Something similar happens in the story "The Distances," in which a young Argentine woman believes that she has another self who lives as a beggar in Budapest. She begs her fiance to take her to Budapest for their honeymoon, and sure enough, she meets her other self on a Hungarian bridge, and when they embrace she finds herself in the body of the beggar watching the wealthy Argentine walk away. The point of human connection, the embrace, is only a shuffling of loneliness, just as it is for the man and the axolotl.

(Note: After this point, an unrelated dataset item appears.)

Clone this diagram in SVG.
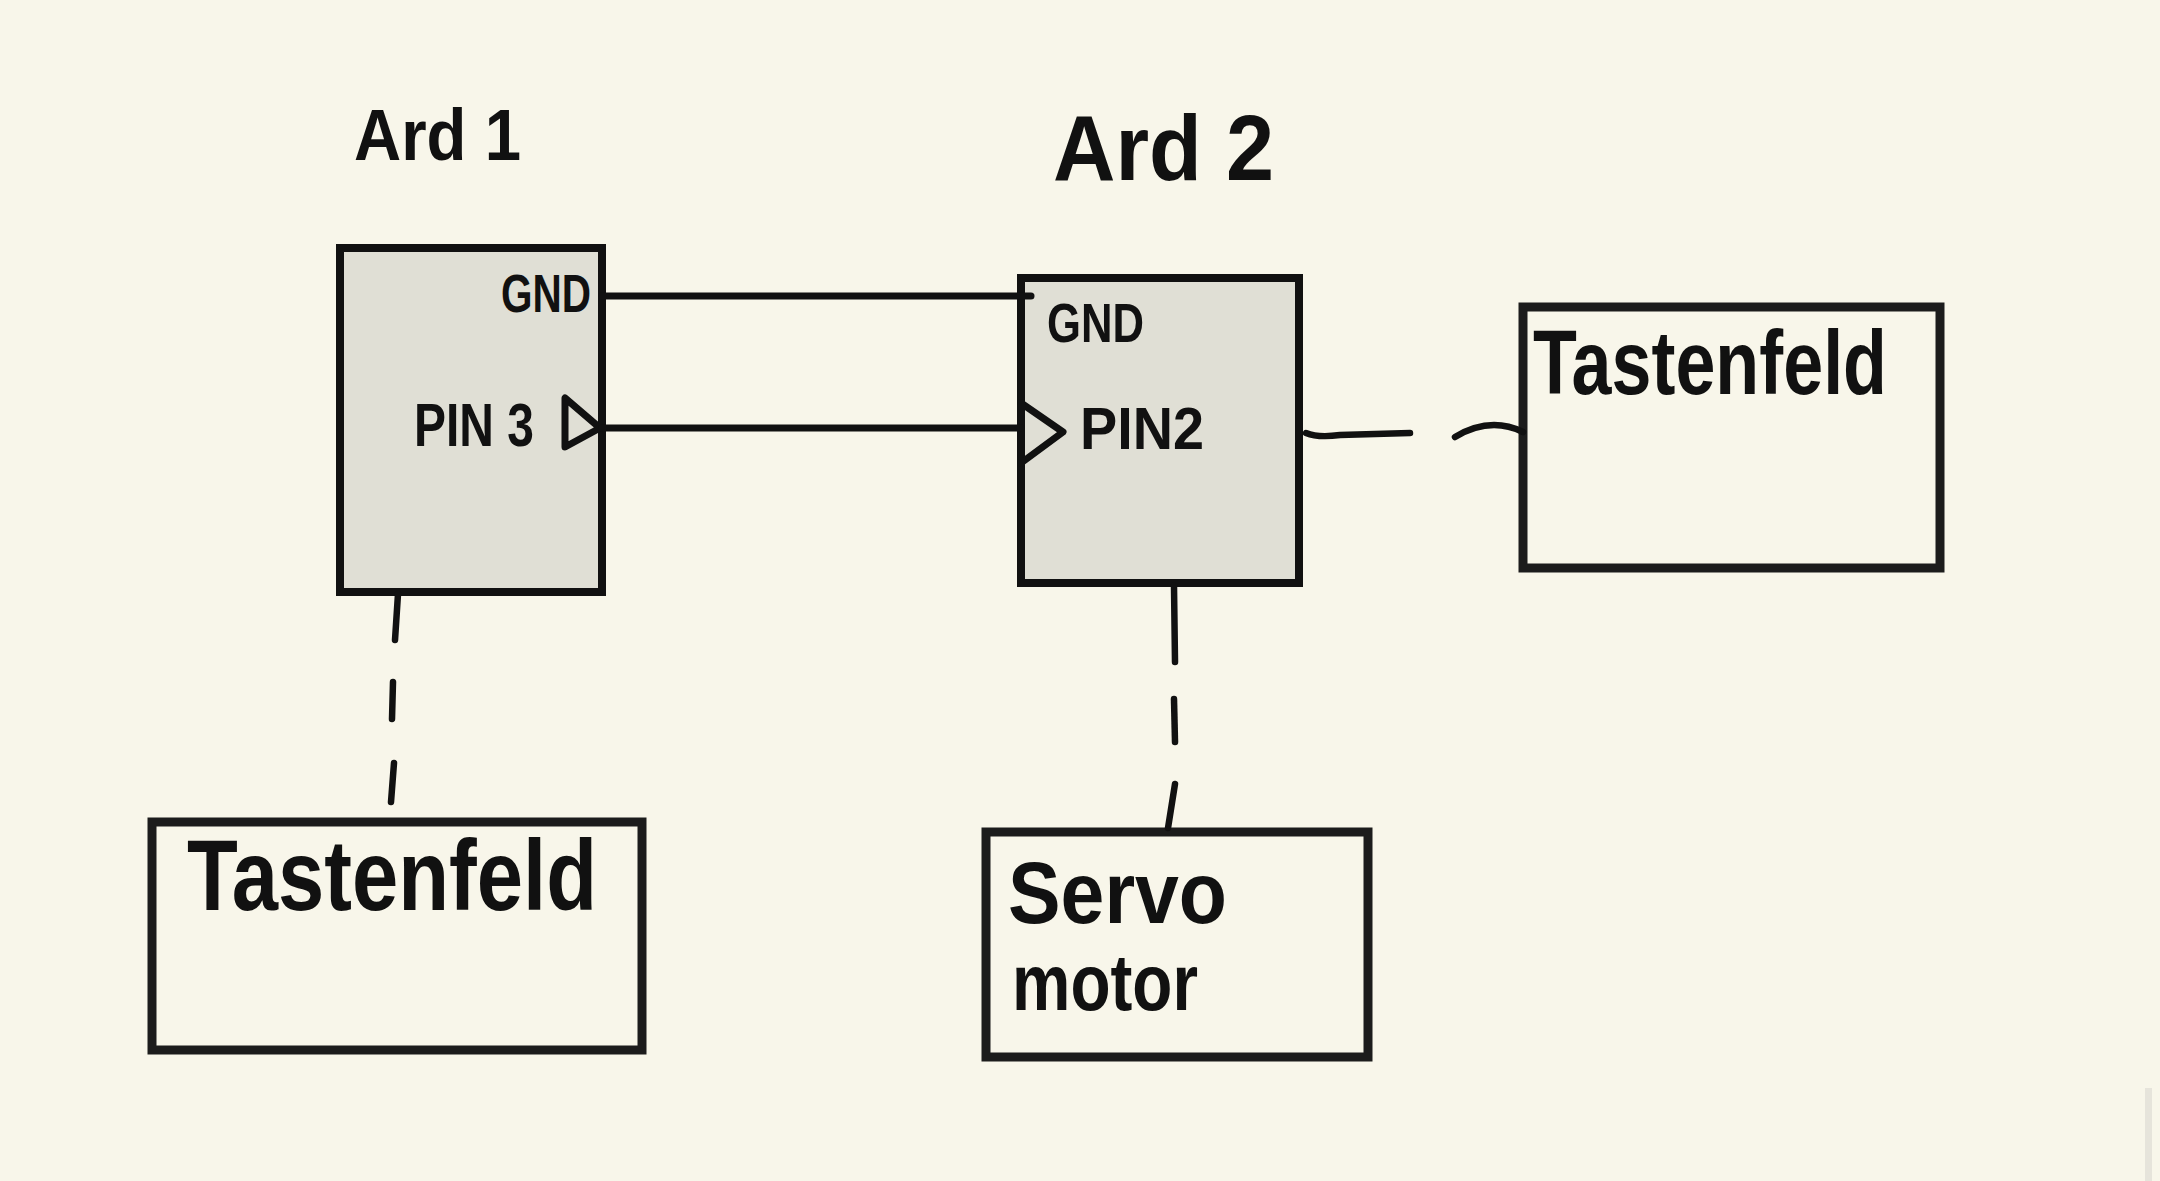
<svg xmlns="http://www.w3.org/2000/svg" width="2160" height="1181" viewBox="0 0 2160 1181">
<style>
.bg{fill:#f8f6ea}
.ard{fill:#e0dfd5;stroke:#111;stroke-width:8}
.box{fill:none;stroke:#1c1c1c;stroke-width:9}
.wire{fill:none;stroke:#111;stroke-width:7;stroke-linecap:round;stroke-linejoin:round}
.dash{fill:none;stroke:#111;stroke-width:6.5;stroke-linecap:round}
.t{font-family:"Liberation Sans","DejaVu Sans",sans-serif;font-weight:bold;fill:#111}
</style>
<rect class="bg" x="0" y="0" width="2160" height="1181"/>
<rect x="2145" y="1088" width="7" height="93" fill="#e6e4db"/>
<g id="label-ard1"><text class="t" x="354" y="160" font-size="72" textLength="167" lengthAdjust="spacingAndGlyphs">Ard 1</text></g>
<g id="label-ard2"><text class="t" x="1053" y="180" font-size="92" textLength="221" lengthAdjust="spacingAndGlyphs">Ard 2</text></g>
<g id="ard1">
<rect class="ard" x="340" y="248" width="262" height="344"/>
<text class="t" x="501" y="312" font-size="54" textLength="90" lengthAdjust="spacingAndGlyphs">GND</text>
<text class="t" x="414" y="446" font-size="62" textLength="120" lengthAdjust="spacingAndGlyphs">PIN 3</text>
<path class="wire" d="M565,398 L565,447 L600,428 Z"/>
</g>
<g id="ard2">
<rect class="ard" x="1021" y="278" width="278" height="305"/>
<text class="t" x="1047" y="342" font-size="56" textLength="97" lengthAdjust="spacingAndGlyphs">GND</text>
<text class="t" x="1080" y="449" font-size="60" textLength="124" lengthAdjust="spacingAndGlyphs">PIN2</text>
<path class="wire" d="M1021,403 L1063,432 L1021,463"/>
</g>
<g id="tastenfeld-right">
<rect class="box" x="1523" y="307" width="417" height="261"/>
<text class="t" x="1533" y="394" font-size="90" textLength="354" lengthAdjust="spacingAndGlyphs">Tastenfeld</text>
</g>
<g id="tastenfeld-left">
<rect class="box" x="152" y="822" width="490" height="228"/>
<text class="t" x="187" y="910" font-size="100" textLength="410" lengthAdjust="spacingAndGlyphs">Tastenfeld</text>
</g>
<g id="servo">
<rect class="box" x="986" y="832" width="382" height="225"/>
<text class="t" x="1008" y="923" font-size="88" textLength="219" lengthAdjust="spacingAndGlyphs">Servo</text>
<text class="t" x="1012" y="1010" font-size="80" textLength="186" lengthAdjust="spacingAndGlyphs">motor</text>
</g>
<g id="connectors">
<path class="wire" d="M602,296 L1031,296"/>
<path class="wire" d="M602,428 L1021,428"/>
<path class="dash" d="M398,594 L395,640"/>
<path class="dash" d="M393,682 L392,719"/>
<path class="dash" d="M394,763 L391,802"/>
<path class="dash" d="M1174,586 L1175,662"/>
<path class="dash" d="M1174,699 L1175,742"/>
<path class="dash" d="M1175,784 L1168,828"/>
<path class="dash" d="M1306,433 Q1318,438 1340,435 L1410,433"/>
<path class="dash" d="M1455,437 Q1490,416 1523,432"/>
</g>
</svg>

Cortazar's stories are all about the inadequacy of the mind to meet anything beyond itself, whether that's another person, or reality itself. Many, but not all, of these stories explore this anxiety in the magical realist mode, more Borges than Garcia Marquez, as in "Axolotl" and the terrific "Bestiary," about a young girl invited to summer at an estate where a tiger is always loose. But as the collection progresses--I think the stories, separated into three previously published sections, are more or less chronological--Cortazar moves away from this mode toward a purer realism that acknowledges that the "real world" is already uncanny enough.

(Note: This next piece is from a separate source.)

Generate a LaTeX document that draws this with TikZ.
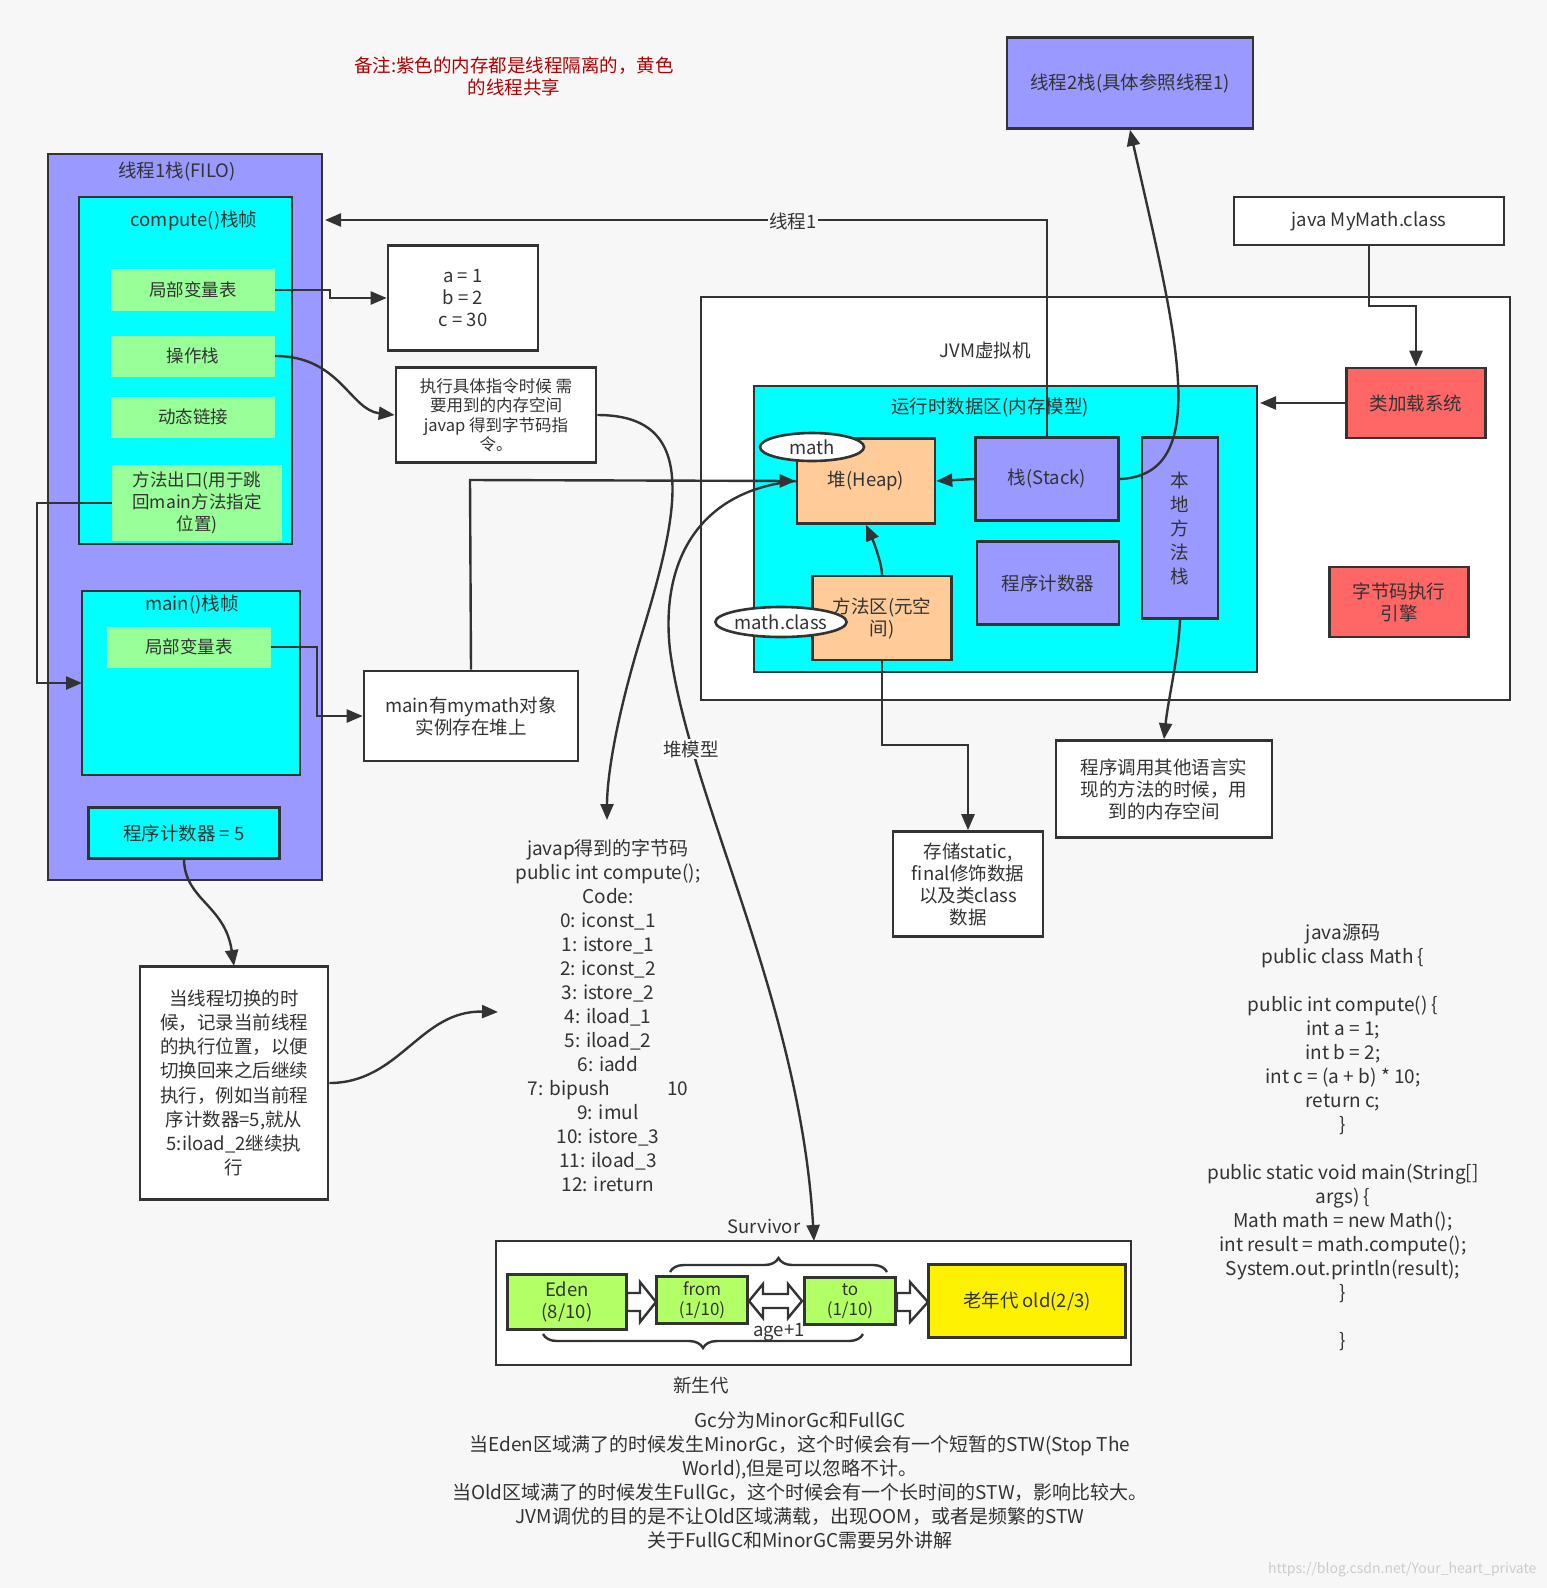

The best piece here is probably the novella "The Pursuer," narrated by a jazz critic worried about his friend and subject, a heroin-addicted saxophonist named Johnny. "The Pursuer," like Young Man with a Horn, which it resembles, is about genius, but both Johnny and Cortazar insist that there's nothing otherworldly about Johnny's talent. Music is easy, Johnny says; living is hard: "To look, for instance, or to understand a dog or a cat. Those are the big things, the big difficulties." Jazz, in fact, because it is non-representational--it doesn't have anything to do with dogs or cats, or words, or anything other than itself--seems the perfect flight from the difficulty of being in the world. But that doesn't prevent Johnny, the titular pursuer, from driving himself to death looking for something that, precisely because it doesn't have anything to do with dogs or cats, can't be described or understood.
The companion piece to "The Pursuer" is "Blow-Up," the title story and the inspiration for the Michelangelo Antonioni thriller. "Blow-Up" is about a photographer who captures a tense moment in a public square--a beautiful woman chats up an uncomfortable young man while another man watches from a car. The blown-up photograph haunts the photographer, not because it offers a solution to the perplexity of the moment--in Antonioni's film, the photographer believes he's captured a murder--but because it offers no real insight into the world whatsoever. The photograph, even though it claims to be a representative, creates its own universe, which becomes slowly but aggressively more real than the photographer's own, and threatens to shut him out. "Every looking oozes with mendacity," Cortazar writes, "because it's that which expels us furthest outside ourselves." Like a quantum physicist, the photographer knows that looking at something changes it, and that when we look at the world we are really only looking at ourselves.
One thing I enjoyed about Cortazar's story is how close they seem to a 19th century sort of realism, even as they're horrified by their own ability to capture the real, unlike someone like Borges, who sort of throws his hands up at the problem and takes it as permission to write about the fantastic. Cortazar's stories are like the mansion haunted by the tiger that everyone would rather pretend isn't there, but which they forget about at their own peril.